Als Jane Campbell 2023 mit über 80 ihr literarisches Debüt vorlegte, begeisterte sie mit feinfühliger Genauigkeit; mit der Fähigkeit, die Menschen zu erkennen und trotzdem zu lieben. Gerade richtig boshaft und doch großzügig sind ihre Storys „Kleine Kratzer“.
Jetzt folgt der erste Roman der studierten Psychoanalytikerin aus Oxford. „Bei aller Liebe“ berichtet von einem fünfzig Jahre zu spät gelieferten Brief, der einer Frau in der Mitte des Lebens eröffnet, wer tatsächlich ihr Vater ist. Erzählt wird aus drei Perspektiven: Vater, Tochter und Onkel, der späte Überbringer des Briefes.

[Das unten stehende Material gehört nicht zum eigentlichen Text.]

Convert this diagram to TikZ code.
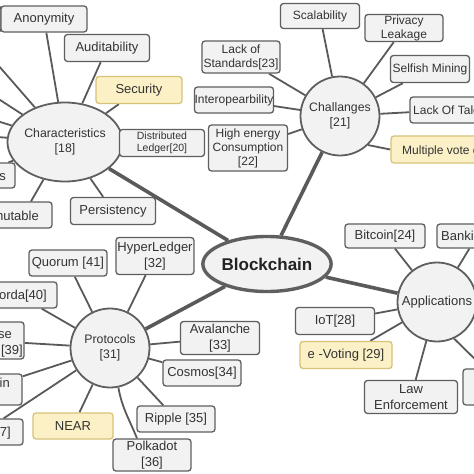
\documentclass[tikz,border=0pt]{standalone}
\usepackage{fontspec}
\setmainfont{Liberation Sans}
\usetikzlibrary{shapes.geometric}
\definecolor{bf}{RGB}{242,242,242}
\definecolor{bd}{RGB}{95,95,95}
\definecolor{tx}{RGB}{51,51,51}
\definecolor{yf}{RGB}{252,241,198}
\definecolor{yd}{RGB}{214,194,120}
\definecolor{ln}{RGB}{90,90,90}
\newcommand{\fz}[2]{\fontsize{#1pt}{#2pt}\selectfont}
\pgfdeclarelayer{bg}
\pgfsetlayers{bg,main}
\tikzset{
  bx/.style={draw=bd, fill=bf, line width=1.3pt, rounded corners=3pt, inner sep=0pt,
    align=center, text=tx, font=\fz{13}{15.5}, minimum width=79pt, minimum height=26pt},
  ybx/.style={bx, draw=yd, fill=yf},
  cbx/.style={bx, font=\fz{12}{14}},
  frag/.style={inner sep=0pt, text=tx, font=\fz{13}{15.5}},
  hub/.style={circle, draw=bd, fill=bf, line width=1.8pt, minimum size=79pt, inner sep=0pt,
    align=center, text=tx, font=\fz{12.3}{15}},
  lk/.style={draw=ln, line width=1.8pt},
  mlk/.style={draw=ln, line width=3.6pt},
}
\begin{document}
\begin{tikzpicture}[x=1pt,y=-1pt]
\useasboundingbox (0,0) rectangle (474,474);
\clip (0,0) rectangle (474,474);

% hubs
\node[hub, draw=bd, line width=3.4pt, ellipse, minimum width=120pt, minimum height=55pt,
  font=\fz{17}{20}\bfseries, text={rgb,255:red,34;green,34;blue,34}] (bc) at (267,264) {Blockchain};
\node[hub, ellipse, minimum width=96pt, minimum height=79pt] (ch) at (65,142) {Characteristics\\{}[18]};
\node[hub] (chal) at (340,116) {Challanges\\{}[21]};
\node[hub, font=\fz{13}{15}] (app) at (437,302) {Applications};
\node[hub] (proto) at (110,348) {Protocols\\{}[31]};

% characteristics
\node[bx, minimum width=86pt] (tl) at (-42,19) {};
\node[bx, minimum width=86pt] (anon) at (44,19) {Anonymity};
\node[bx, minimum width=85pt, minimum height=27pt] (aud) at (107,48) {Auditability};
\node[ybx, minimum width=86pt, minimum height=27pt] (sec) at (139,90) {Security};
\node[bx, minimum width=85pt, minimum height=27pt, font=\fz{10.5}{12.5}] (dl) at (162,143) {Distributed\\Ledger[20]};
\node[bx, minimum width=85pt, minimum height=27pt] (pers) at (113,211) {Persistency};
\node[bx, minimum width=86pt] (imm) at (9,215) {};
\node[frag, anchor=base east] (immt) at (39,220) {mutable};
\node[bx, minimum width=86pt, minimum height=25pt] (sbx) at (-28,175.5) {};
\node[frag, anchor=base east] (sbxt) at (6,180) {s};
\coordinate (cl2) at (-3,98);
\coordinate (cl3) at (-3,121);
\coordinate (cl4) at (-3,137);

% challenges
\node[cbx, minimum height=25pt] (scal) at (320,16) {Scalability};
\node[cbx, minimum width=78pt, minimum height=27pt] (priv) at (404,28) {Privacy\\Leakage};
\node[cbx, minimum height=27pt] (self) at (430,69) {Selfish Mining};
\node[cbx, minimum width=80pt] (tal) at (450,110) {};
\node[frag, font=\fz{12}{14}, anchor=base west] (talt) at (413,114.5) {Lack Of Tale};
\node[ybx, font=\fz{12}{14}, minimum width=100pt, minimum height=27pt] (mv) at (441,149.5) {};
\node[frag, font=\fz{12}{14}, anchor=base west] (mvt) at (402,154) {Multiple vote c};
\node[cbx, minimum width=78pt, minimum height=32pt] (std) at (241,57) {Lack of\\Standards[23]};
\node[cbx, minimum height=26pt] (inter) at (234,100) {Interopearbility};
\node[cbx, minimum height=46pt] (high) at (248,148) {High energy\\Consumption\\{}[22]};

% applications
\node[bx, minimum width=80pt, minimum height=24pt] (btc) at (385,236) {Bitcoin[24]};
\node[bx, minimum width=80pt, minimum height=24pt] (bank) at (477,236) {};
\node[frag, anchor=base west] (bankt) at (441,240.5) {Banki};
\node[bx, minimum height=27pt] (iot) at (335,321) {IoT[28]};
\node[ybx, minimum width=92pt, minimum height=27pt] (evot) at (346,355) {e -Voting [29]};
\node[bx, minimum width=93pt, minimum height=33pt] (law) at (411,397) {Law\\Enforcement};
\node[bx, minimum width=80pt, minimum height=36pt] (fbx) at (503,387) {};

% protocols
\node[bx, minimum width=78pt] (quo) at (68,263) {Quorum [41]};
\node[bx, minimum width=78pt, minimum height=37pt] (hyp) at (155,256) {HyperLedger\\{}[32]};
\node[bx, minimum width=78pt] (cor) at (18,295) {};
\node[frag, anchor=base east] (cort) at (47,299.5) {orda[40]};
\node[bx, minimum width=80pt, minimum height=37pt] (b39) at (-16,340.5) {};
\node[frag, anchor=base east] (b39a) at (12,338) {se};
\node[frag, anchor=base east] (b39b) at (23,354) {[39]};
\node[bx, minimum width=80pt, minimum height=31pt] (bin) at (-18,389.5) {};
\node[frag, anchor=base east] (bint) at (10,387.5) {in};
\node[bx, minimum width=80pt] (b37) at (-17,432) {};
\node[frag, anchor=base east] (b37t) at (11,436.5) {7]};
\node[ybx, minimum width=80pt] (near) at (73,426) {NEAR};
\node[bx, minimum width=79pt, minimum height=33pt] (ava) at (220,338) {Avalanche\\{}[33]};
\node[bx, minimum width=78pt] (cos) at (202,373) {Cosmos[34]};
\node[bx, minimum width=78pt] (rip) at (176,419) {Ripple [35]};
\node[bx, minimum width=78pt, minimum height=32pt] (polk) at (152,455) {Polkadot\\{}[36]};

\begin{pgfonlayer}{bg}
  \fill[white] (0,0) rectangle (474,474);
  \draw[mlk] (ch) -- (bc);
  \draw[mlk] (chal) -- (bc);
  \draw[mlk] (app) -- (bc);
  \draw[mlk] (proto) -- (bc);
  \foreach \n in {tl,anon,aud,sec,dl,pers,sbx} \draw[lk] (ch) -- (\n);
  \draw[lk] (ch) -- ([xshift=22pt]imm.north);
  \foreach \n in {cl2,cl3,cl4} \draw[lk] (ch) -- (\n);
  \foreach \n in {scal,priv,self,tal,std,inter,high} \draw[lk] (chal) -- (\n);
  \draw[lk] (chal.-46) -- (mv.west);
  \foreach \n in {btc,bank,iot,evot,law} \draw[lk] (app) -- (\n);
  \draw[lk] (app.-65) -- ([xshift=22pt]fbx.north west);
  \foreach \n in {quo,hyp,cor,b39,bin,b37,near,ava,cos,rip} \draw[lk] (proto) -- (\n);
  \draw[lk] (proto.-78) to[out=-80,in=112] ([xshift=-15pt]polk.north);
\end{pgfonlayer}
\end{tikzpicture}
\end{document}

Dass diese Konstruktion nicht ganz neu ist, macht nichts. Eine Geschmacksfrage ist hingegen, wie diese Geschichte den Stellenwert von Blutsverwandtschaft überbetont. Spricht hier die Analytikerin aus der Autorin? Trotzdem spannend und stellenweise sehr berührend, insbesondere durch die banale, nichtsdestoweniger richtige Einsicht, wie schnell das Leben vorbei ist.